* _INFORMATION SUPPLIED_:
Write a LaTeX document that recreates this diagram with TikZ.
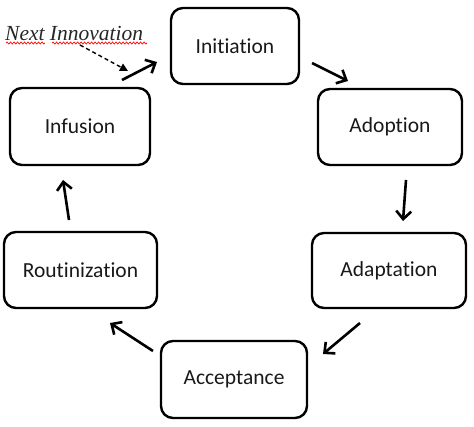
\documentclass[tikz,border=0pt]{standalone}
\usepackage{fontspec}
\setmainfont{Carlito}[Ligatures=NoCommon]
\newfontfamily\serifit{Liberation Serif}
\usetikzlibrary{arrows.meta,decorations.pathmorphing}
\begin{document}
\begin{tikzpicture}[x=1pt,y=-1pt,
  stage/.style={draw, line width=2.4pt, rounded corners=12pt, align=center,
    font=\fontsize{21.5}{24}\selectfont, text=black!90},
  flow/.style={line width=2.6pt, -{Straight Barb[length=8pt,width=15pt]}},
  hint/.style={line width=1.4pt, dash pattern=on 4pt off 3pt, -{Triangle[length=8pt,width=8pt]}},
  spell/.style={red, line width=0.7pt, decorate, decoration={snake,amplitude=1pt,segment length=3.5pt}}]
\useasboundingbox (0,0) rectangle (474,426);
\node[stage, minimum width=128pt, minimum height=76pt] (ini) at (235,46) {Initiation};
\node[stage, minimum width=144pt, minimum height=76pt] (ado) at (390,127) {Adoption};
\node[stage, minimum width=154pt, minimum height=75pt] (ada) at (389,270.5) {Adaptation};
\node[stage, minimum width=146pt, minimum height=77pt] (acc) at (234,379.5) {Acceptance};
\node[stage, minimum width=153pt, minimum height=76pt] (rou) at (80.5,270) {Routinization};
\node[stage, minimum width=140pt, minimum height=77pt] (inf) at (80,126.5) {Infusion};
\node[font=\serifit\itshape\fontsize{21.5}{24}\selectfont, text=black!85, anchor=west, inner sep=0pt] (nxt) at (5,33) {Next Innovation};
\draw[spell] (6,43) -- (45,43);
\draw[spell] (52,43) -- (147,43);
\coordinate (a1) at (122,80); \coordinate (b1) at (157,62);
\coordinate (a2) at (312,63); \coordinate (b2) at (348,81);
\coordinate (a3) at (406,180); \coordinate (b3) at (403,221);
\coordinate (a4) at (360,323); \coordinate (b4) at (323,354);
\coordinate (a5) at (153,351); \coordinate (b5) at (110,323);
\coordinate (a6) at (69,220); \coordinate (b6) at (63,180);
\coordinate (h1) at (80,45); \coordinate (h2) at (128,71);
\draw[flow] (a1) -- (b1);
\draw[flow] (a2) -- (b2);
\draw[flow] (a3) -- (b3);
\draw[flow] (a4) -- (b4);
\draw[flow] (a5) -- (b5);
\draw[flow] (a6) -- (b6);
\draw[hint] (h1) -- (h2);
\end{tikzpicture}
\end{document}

...

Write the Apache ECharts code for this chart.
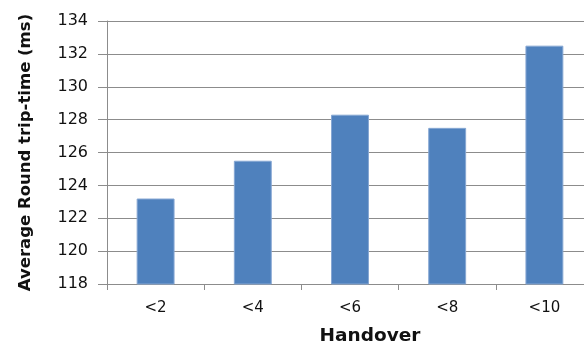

* _EXERCISE_: Only the number is wanted: how many lines in the data include the word "this"?

* _EXERCISE SOLUTION_: 2